**Material**
━━━━

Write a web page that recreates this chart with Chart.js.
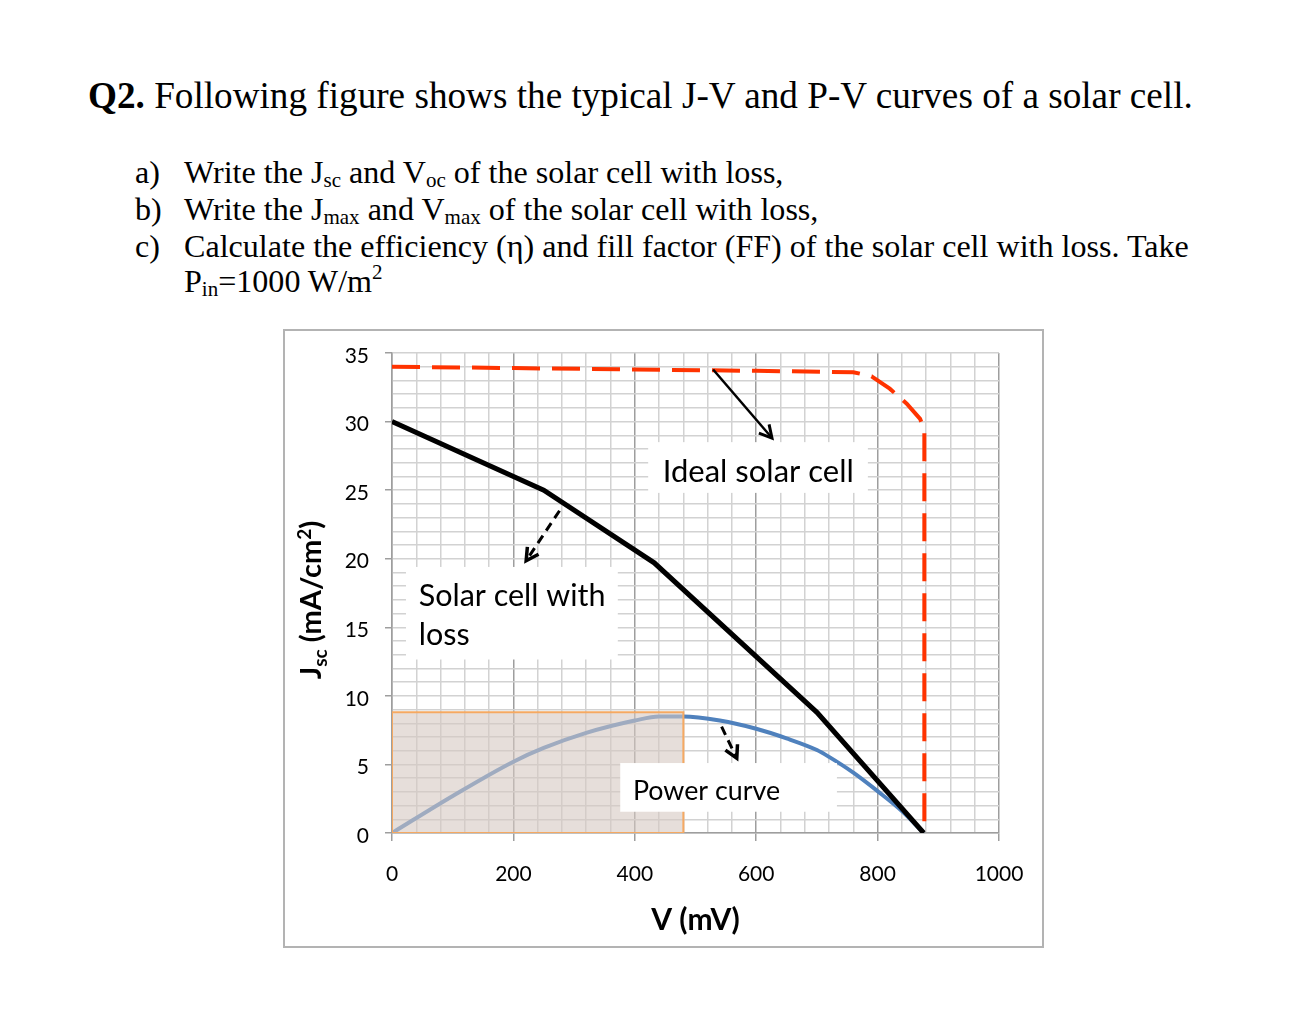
<!DOCTYPE html>
<html>
<head>
<meta charset="utf-8">
<title>J-V and P-V curves</title>
<script src="https://cdn.jsdelivr.net/npm/chart.js@4.4.0/dist/chart.umd.min.js"></script>
<style>
  body { margin: 0; width: 1294px; height: 1026px; position: relative; overflow: hidden; background: #fff;
         font-family: "Liberation Serif", "Times New Roman", serif; color: #000; }
  .ln { position: absolute; white-space: nowrap; line-height: 1; }
  .q { font-size: 37.2px; left: 88px; top: 77px; }
  .it { font-size: 32.1px; }
  .it sub { font-size: 21px; vertical-align: -4px; line-height: 0; }
  .it sup { font-size: 21px; vertical-align: 13px; line-height: 0; }
  #frame { position: absolute; left: 283px; top: 329px; width: 761px; height: 619px;
           box-sizing: border-box; border: 2px solid #B3B3B3; }
  #frame canvas { position: absolute; left: 0; top: 0; }
</style>
</head>
<body>
<div class="ln q"><b>Q2.</b> Following figure shows the typical J-V and P-V curves of a solar cell.</div>
<div class="ln it" style="left:135px;top:156px">a)</div>
<div class="ln it" style="left:184px;top:156px">Write the J<sub>sc</sub> and V<sub>oc</sub> of the solar cell with loss,</div>
<div class="ln it" style="left:135px;top:193px">b)</div>
<div class="ln it" style="left:184px;top:193px">Write the J<sub>max</sub> and V<sub>max</sub> of the solar cell with loss,</div>
<div class="ln it" style="left:135px;top:230px">c)</div>
<div class="ln it" style="left:184px;top:230px">Calculate the efficiency (η) and fill factor (FF) of the solar cell with loss. Take</div>
<div class="ln it" style="left:184px;top:265px">P<sub>in</sub>=1000 W/m<sup>2</sup></div>

<div id="frame"><canvas id="jv" width="757" height="615"></canvas></div>

<script>
// values (V in mV, J in mA/cm2)
const idealV = [0, 200, 400, 600, 760, 790, 820, 848, 870, 877, 877];
const idealJ = [34, 33.9, 33.8, 33.7, 33.6, 33.3, 32.4, 31.3, 30.2, 29.4, 0];

const lossV = [0, 250, 432, 700, 876];
const lossJ = [30, 25, 19.7, 8.8, 0];

const powerV = [0, 100, 200, 250, 320, 400, 440, 480, 540, 600, 650, 700, 720, 760, 800, 840, 876];
const powerP = [0, 2.7, 5.2, 6.2, 7.3, 8.2, 8.5, 8.5, 8.2, 7.6, 6.9, 6.05, 5.55, 4.4, 3.05, 1.6, 0];

// max power rectangle (Vmax, Jmax corner)
const rectV = [0, 0, 480, 480, 0];
const rectJ = [0, 8.8, 8.8, 0, 0];
const rectTopV = [0, 480];
const rectTopJ = [8.8, 8.8];

const xTickLabels = [0, 200, 400, 600, 800, 1000];
const yTickLabels = [0, 5, 10, 15, 20, 25, 30, 35];

const pts = (xs, ys) => xs.map((v, i) => ({ x: v, y: ys[i] }));

// callouts, in data units
const boxes = [
  { v0: 422, v1: 784, j0: 28.5, j1: 24.8, lines: ['Ideal solar cell'], tv: 446, tj: [25.6], size: 31 },
  { v0: 23, v1: 372, j0: 19.4, j1: 12.65, lines: ['Solar cell with', 'loss'], tv: 44, tj: [16.55, 13.7], size: 30.5 },
  { v0: 376, v1: 733, j0: 5.1, j1: 1.55, lines: ['Power curve'], tv: 397, tj: [2.4], size: 26.8 }
];
const arrows = [
  { v0: 529, j0: 33.8, v1: 626, j1: 28.8, dash: [], w: 2.5 },
  { v0: 276, j0: 23.5, v1: 221, j1: 19.85, dash: [9, 6], w: 3 },
  { v0: 543, j0: 7.75, v1: 568, j1: 5.45, dash: [9, 6], w: 3 }
];

function drawArrow(ctx, x1, y1, x2, y2, dash, w) {
  ctx.save();
  ctx.strokeStyle = '#000';
  ctx.lineWidth = w;
  ctx.setLineDash(dash);
  ctx.beginPath();
  ctx.moveTo(x1, y1);
  ctx.lineTo(x2, y2);
  ctx.stroke();
  ctx.setLineDash([]);
  ctx.lineWidth = w + 0.5;
  const a = Math.atan2(y2 - y1, x2 - x1), h = 14;
  ctx.beginPath();
  ctx.moveTo(x2 - h * Math.cos(a - 0.5), y2 - h * Math.sin(a - 0.5));
  ctx.lineTo(x2, y2);
  ctx.lineTo(x2 - h * Math.cos(a + 0.5), y2 - h * Math.sin(a + 0.5));
  ctx.stroke();
  ctx.restore();
}

const callouts = {
  id: 'callouts',
  afterDatasetsDraw(chart) {
    const { ctx, scales: { x, y } } = chart;
    ctx.save();
    boxes.forEach(b => {
      const l = x.getPixelForValue(b.v0), r = x.getPixelForValue(b.v1);
      const t = y.getPixelForValue(b.j0), bt = y.getPixelForValue(b.j1);
      ctx.fillStyle = '#fff';
      ctx.fillRect(l, t, r - l, bt - t);
      ctx.fillStyle = '#000';
      ctx.font = b.size + 'px Lato';
      ctx.textBaseline = 'alphabetic';
      b.lines.forEach((s, i) => ctx.fillText(s, x.getPixelForValue(b.tv), y.getPixelForValue(b.tj[i])));
    });
    arrows.forEach(a => drawArrow(ctx, x.getPixelForValue(a.v0), y.getPixelForValue(a.j0),
                                   x.getPixelForValue(a.v1), y.getPixelForValue(a.j1), a.dash, a.w));
    ctx.restore();
  }
};

const axisTitles = {
  id: 'axisTitles',
  afterDraw(chart) {
    const { ctx, chartArea: ca } = chart;
    ctx.save();
    ctx.fillStyle = '#000';
    ctx.textBaseline = 'middle';
    ctx.textAlign = 'center';
    ctx.font = 'bold 30px Lato';
    ctx.fillText('V (mV)', (ca.left + ca.right) / 2, ca.bottom + 87);

    // rotated y title with sub/superscript
    const parts = [
      { s: 'J', f: 'bold 29px Lato', dy: 0 },
      { s: 'sc', f: 'bold 19px Lato', dy: 6 },
      { s: ' (mA/cm', f: 'bold 29px Lato', dy: 0 },
      { s: '2', f: 'bold 19px Lato', dy: -10 },
      { s: ')', f: 'bold 29px Lato', dy: 0 }
    ];
    ctx.textAlign = 'left';
    ctx.textBaseline = 'alphabetic';
    let total = 0;
    parts.forEach(p => { ctx.font = p.f; p.w = ctx.measureText(p.s).width; total += p.w; });
    ctx.translate(ca.left - 81, (ca.top + ca.bottom) / 2 + 7);
    ctx.rotate(-Math.PI / 2);
    let cx = -total / 2;
    parts.forEach(p => { ctx.font = p.f; ctx.fillText(p.s, cx, 10 + p.dy); cx += p.w; });
    ctx.restore();
  }
};

const minorX = '#D2D2D2', majorX = '#9E9E9E', none = 'rgba(0,0,0,0)';

new Chart(document.getElementById('jv').getContext('2d'), {
  type: 'line',
  data: {
    datasets: [
      { data: pts(rectV, rectJ), borderColor: '#F5A962', borderWidth: 2, pointRadius: 0, fill: false, tension: 0 },
      { data: pts(rectTopV, rectTopJ), borderWidth: 0, borderColor: none, pointRadius: 0,
        fill: 'origin', backgroundColor: 'rgba(213,200,193,0.6)' },
      { data: pts(idealV, idealJ), borderColor: '#FF3300', borderWidth: 4, borderDash: [28, 12],
        pointRadius: 0, fill: false, tension: 0 },
      { data: pts(lossV, lossJ), borderColor: '#000', borderWidth: 5, pointRadius: 0, fill: false, tension: 0 },
      { data: pts(powerV, powerP), borderColor: '#4F81BD', borderWidth: 4, pointRadius: 0, fill: false,
        cubicInterpolationMode: 'monotone' }
    ]
  },
  options: {
    responsive: false,
    devicePixelRatio: 1,
    animation: false,
    layout: { padding: { left: 0, right: 43, top: 22, bottom: 0 } },
    plugins: { legend: { display: false }, tooltip: { enabled: false } },
    scales: {
      x: {
        type: 'linear', min: 0, max: 1000,
        ticks: { stepSize: 40, autoSkip: false, maxRotation: 0, padding: 21, color: '#000',
                 font: { family: 'Lato', size: 21 },
                 callback: v => xTickLabels.includes(v) ? String(v) : '' },
        grid: { lineWidth: 1.5, tickLength: 8,
                color: c => (c.tick && c.tick.value % 200 === 0) ? majorX : minorX,
                tickColor: c => (c.tick && c.tick.value % 200 === 0) ? majorX : none },
        border: { color: majorX, width: 1.5 },
        afterFit: s => { s.height = 113; s.paddingLeft = 0; s.paddingRight = 0; }
      },
      y: {
        type: 'linear', min: 0, max: 35,
        ticks: { stepSize: 1, autoSkip: false, padding: 16, labelOffset: 3, color: '#000',
                 font: { family: 'Lato', size: 21 },
                 callback: v => yTickLabels.includes(v) ? String(v) : '' },
        grid: { lineWidth: 1.5, tickLength: 7, color: minorX,
                tickColor: c => (c.tick && c.tick.value % 5 === 0) ? majorX : none },
        border: { color: majorX, width: 1.5 },
        afterFit: s => { s.width = 107; s.paddingTop = 0; s.paddingBottom = 0; }
      }
    }
  },
  plugins: [callouts, axisTitles]
});
</script>
</body>
</html>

━━━━

**Required work**
How many of these lines contain "with"? Write only the number.

**Finished exercise**
6